Recorded data
==============================

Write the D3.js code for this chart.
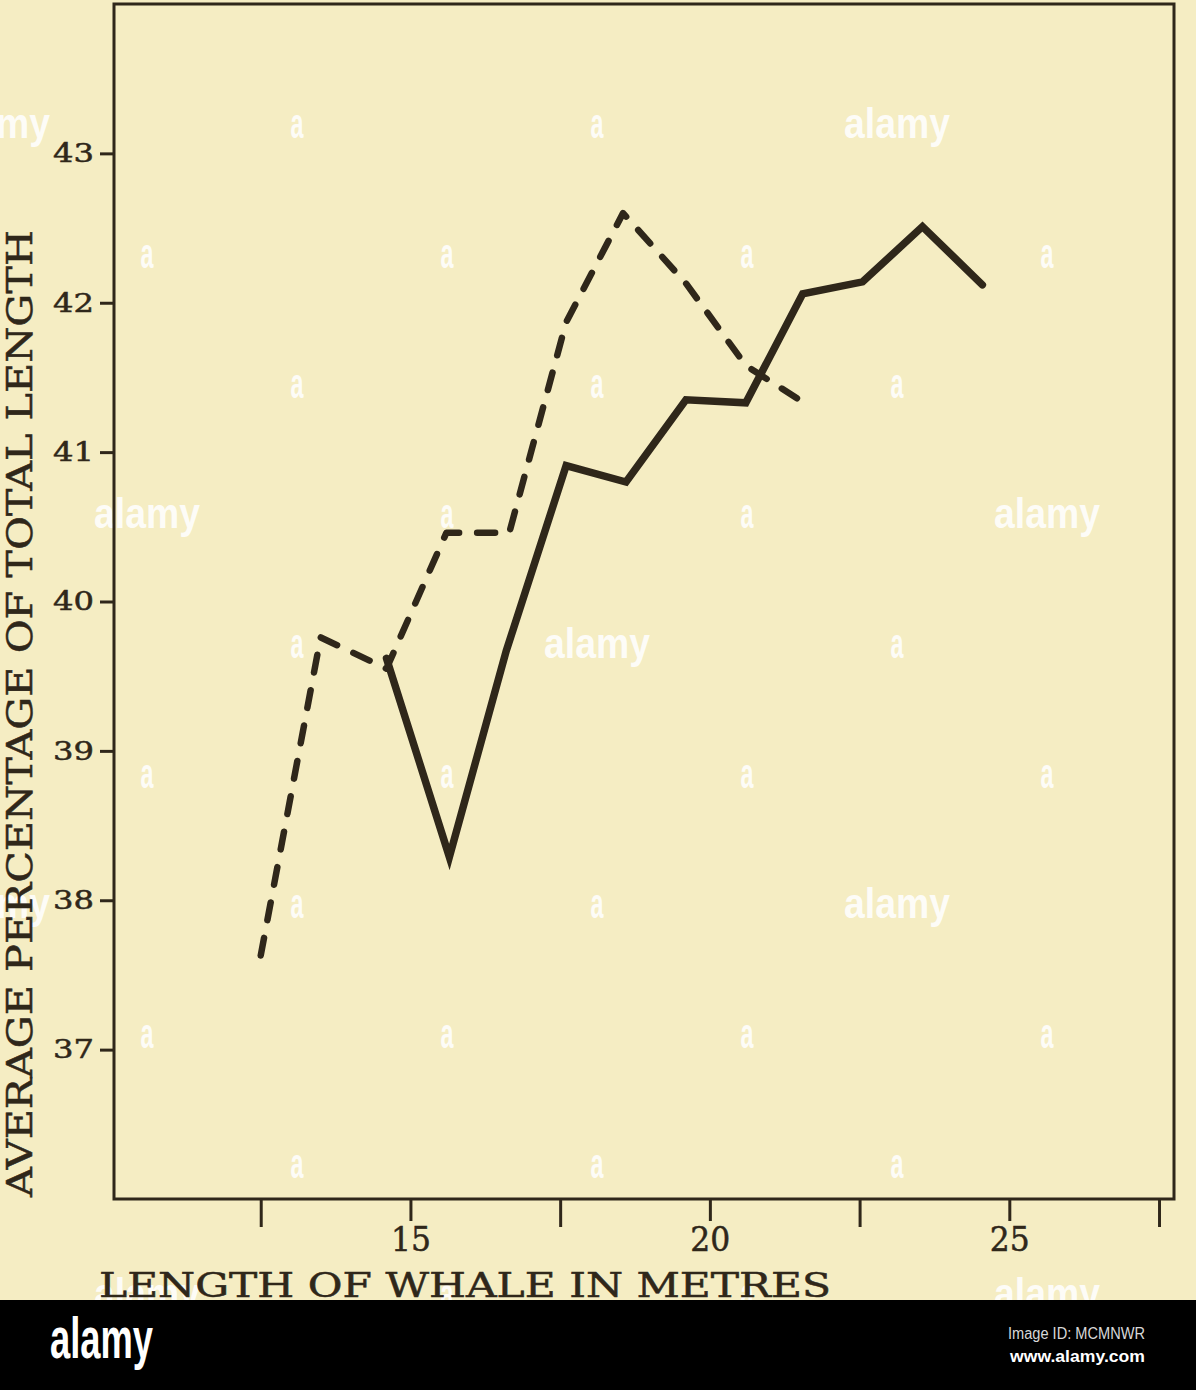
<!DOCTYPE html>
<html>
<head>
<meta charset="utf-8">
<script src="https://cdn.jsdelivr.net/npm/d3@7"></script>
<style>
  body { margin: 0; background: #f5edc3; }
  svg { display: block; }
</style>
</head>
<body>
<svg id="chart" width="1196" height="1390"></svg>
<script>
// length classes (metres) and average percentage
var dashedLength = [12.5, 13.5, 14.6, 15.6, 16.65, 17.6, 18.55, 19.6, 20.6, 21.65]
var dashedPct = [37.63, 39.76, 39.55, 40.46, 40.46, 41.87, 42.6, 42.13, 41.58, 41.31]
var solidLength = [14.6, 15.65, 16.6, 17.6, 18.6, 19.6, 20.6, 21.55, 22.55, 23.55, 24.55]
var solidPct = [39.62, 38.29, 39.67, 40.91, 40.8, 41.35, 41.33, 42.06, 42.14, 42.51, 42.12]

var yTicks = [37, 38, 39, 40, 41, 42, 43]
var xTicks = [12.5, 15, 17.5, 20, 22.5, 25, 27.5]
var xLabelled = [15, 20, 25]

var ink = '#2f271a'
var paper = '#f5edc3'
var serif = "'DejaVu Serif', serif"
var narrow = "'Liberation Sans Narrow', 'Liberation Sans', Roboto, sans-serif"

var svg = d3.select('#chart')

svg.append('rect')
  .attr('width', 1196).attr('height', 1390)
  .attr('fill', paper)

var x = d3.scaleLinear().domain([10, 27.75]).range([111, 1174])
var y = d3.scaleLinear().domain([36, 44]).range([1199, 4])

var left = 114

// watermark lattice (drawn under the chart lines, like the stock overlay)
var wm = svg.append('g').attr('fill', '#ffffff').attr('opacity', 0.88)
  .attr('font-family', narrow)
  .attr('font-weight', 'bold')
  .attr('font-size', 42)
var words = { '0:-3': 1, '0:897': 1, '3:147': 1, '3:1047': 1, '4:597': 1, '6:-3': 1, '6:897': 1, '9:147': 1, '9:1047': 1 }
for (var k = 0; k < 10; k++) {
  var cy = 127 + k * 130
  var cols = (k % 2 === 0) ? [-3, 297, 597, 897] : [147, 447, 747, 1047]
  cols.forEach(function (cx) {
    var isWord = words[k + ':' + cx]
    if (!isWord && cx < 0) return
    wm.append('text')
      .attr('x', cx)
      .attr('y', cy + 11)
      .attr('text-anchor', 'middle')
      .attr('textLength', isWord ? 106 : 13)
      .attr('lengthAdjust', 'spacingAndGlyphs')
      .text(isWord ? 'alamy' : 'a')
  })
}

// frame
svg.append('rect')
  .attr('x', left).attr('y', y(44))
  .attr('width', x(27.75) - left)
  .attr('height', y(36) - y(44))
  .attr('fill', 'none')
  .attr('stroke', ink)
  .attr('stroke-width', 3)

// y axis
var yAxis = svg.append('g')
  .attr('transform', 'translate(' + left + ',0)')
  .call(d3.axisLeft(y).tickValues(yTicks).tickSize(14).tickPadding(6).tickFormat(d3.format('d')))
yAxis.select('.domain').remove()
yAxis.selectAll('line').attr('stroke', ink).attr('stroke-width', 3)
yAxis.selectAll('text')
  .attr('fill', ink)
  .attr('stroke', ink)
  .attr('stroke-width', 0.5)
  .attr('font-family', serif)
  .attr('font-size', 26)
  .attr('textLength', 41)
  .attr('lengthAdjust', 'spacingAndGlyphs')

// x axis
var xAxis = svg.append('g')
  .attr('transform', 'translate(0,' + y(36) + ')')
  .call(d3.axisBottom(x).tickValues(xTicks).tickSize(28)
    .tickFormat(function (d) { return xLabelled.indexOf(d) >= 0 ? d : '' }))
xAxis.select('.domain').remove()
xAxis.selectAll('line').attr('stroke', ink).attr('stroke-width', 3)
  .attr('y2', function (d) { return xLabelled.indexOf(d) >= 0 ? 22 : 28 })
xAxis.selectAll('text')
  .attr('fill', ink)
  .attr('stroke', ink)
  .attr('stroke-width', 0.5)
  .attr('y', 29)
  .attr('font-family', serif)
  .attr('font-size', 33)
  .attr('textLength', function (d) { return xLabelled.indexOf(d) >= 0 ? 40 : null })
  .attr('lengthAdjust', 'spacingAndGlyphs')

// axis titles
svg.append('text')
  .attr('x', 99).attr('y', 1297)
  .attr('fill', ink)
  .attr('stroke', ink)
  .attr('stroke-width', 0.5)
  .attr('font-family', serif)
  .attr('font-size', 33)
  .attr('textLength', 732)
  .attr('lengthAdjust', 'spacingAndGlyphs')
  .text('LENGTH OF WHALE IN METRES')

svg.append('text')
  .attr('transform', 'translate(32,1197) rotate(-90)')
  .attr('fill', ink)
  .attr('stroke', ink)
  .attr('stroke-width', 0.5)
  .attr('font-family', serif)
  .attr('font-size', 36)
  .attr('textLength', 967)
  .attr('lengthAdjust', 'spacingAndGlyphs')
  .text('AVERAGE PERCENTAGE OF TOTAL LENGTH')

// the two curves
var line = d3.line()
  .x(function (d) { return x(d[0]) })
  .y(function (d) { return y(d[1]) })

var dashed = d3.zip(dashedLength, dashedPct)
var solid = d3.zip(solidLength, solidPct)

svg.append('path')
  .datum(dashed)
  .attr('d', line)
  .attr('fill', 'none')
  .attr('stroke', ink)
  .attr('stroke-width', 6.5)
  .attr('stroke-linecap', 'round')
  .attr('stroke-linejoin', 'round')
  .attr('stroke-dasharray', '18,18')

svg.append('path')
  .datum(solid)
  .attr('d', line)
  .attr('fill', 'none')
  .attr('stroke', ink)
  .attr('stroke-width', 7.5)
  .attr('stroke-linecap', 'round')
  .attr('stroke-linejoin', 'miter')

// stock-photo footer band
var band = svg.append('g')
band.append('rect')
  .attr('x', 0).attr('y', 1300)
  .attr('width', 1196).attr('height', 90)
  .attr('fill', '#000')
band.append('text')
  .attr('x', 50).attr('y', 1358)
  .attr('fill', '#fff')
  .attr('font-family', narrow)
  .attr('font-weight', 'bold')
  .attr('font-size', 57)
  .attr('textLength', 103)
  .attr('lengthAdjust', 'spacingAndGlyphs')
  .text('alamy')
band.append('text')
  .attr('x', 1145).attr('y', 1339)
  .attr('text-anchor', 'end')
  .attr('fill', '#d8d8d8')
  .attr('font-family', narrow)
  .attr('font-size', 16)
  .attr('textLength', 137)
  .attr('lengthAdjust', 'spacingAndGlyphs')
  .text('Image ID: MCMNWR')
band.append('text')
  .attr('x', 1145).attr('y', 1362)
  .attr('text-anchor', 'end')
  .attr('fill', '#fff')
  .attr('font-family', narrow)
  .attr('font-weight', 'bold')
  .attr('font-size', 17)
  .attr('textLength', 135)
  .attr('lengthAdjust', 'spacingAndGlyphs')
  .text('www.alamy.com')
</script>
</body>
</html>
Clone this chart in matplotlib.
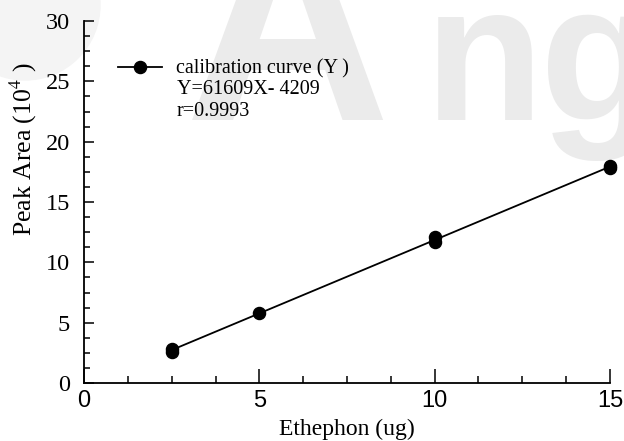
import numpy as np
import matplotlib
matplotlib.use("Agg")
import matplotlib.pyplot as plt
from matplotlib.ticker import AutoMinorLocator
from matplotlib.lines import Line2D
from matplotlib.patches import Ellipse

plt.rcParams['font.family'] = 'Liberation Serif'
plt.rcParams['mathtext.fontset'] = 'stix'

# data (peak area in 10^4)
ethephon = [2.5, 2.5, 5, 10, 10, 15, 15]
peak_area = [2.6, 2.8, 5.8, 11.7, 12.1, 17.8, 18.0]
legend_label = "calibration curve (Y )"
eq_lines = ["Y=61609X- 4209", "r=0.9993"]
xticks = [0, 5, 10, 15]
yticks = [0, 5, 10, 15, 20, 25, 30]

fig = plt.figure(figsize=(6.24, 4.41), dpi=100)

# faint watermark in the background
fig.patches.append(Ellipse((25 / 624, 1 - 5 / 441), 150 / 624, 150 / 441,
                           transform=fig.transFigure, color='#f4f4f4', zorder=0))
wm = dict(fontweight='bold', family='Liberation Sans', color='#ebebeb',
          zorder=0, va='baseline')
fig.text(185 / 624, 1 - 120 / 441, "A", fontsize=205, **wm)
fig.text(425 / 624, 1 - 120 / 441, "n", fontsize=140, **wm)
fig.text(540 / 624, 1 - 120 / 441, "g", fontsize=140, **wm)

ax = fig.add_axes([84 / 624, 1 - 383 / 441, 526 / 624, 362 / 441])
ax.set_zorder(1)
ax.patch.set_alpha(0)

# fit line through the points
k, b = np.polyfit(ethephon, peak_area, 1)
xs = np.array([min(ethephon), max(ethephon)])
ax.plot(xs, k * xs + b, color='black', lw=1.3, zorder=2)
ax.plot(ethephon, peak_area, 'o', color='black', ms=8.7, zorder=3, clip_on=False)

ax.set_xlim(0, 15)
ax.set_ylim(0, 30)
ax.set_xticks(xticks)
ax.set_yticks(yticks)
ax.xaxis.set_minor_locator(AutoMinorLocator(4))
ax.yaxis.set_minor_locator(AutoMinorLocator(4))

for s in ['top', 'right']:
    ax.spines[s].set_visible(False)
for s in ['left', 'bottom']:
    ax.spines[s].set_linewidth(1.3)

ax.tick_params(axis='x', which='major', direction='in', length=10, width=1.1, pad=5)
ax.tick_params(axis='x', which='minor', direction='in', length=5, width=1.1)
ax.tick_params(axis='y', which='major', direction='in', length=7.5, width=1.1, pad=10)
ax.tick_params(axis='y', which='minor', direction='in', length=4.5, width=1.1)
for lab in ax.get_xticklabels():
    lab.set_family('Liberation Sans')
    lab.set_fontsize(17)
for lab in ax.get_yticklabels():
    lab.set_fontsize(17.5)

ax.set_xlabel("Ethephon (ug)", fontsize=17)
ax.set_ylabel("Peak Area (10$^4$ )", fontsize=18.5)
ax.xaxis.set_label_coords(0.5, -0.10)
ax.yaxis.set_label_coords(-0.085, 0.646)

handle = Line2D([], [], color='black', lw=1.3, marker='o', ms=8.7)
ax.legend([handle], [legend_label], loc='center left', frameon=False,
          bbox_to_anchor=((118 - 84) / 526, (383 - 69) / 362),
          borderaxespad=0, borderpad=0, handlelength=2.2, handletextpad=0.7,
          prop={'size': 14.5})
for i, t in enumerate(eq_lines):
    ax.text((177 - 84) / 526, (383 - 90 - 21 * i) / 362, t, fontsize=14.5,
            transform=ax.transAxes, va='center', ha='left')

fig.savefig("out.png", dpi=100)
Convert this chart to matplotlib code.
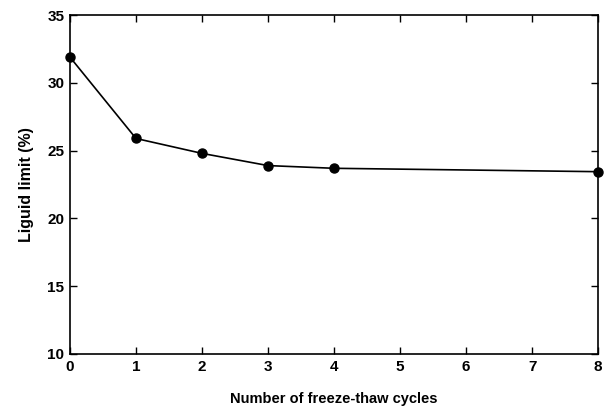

==============================

> [Written instruction]: Where a line of the data holds "chart", show that line.

> [Correct output]:
Write the D3.js code for this chart.
<svg id="chart" width="1196" height="1390"></svg>
var svg = d3.select('#chart')
// watermark lattice (drawn under the chart lines, like the stock overlay)
Clone this chart in matplotlib.
Convert this chart to matplotlib code.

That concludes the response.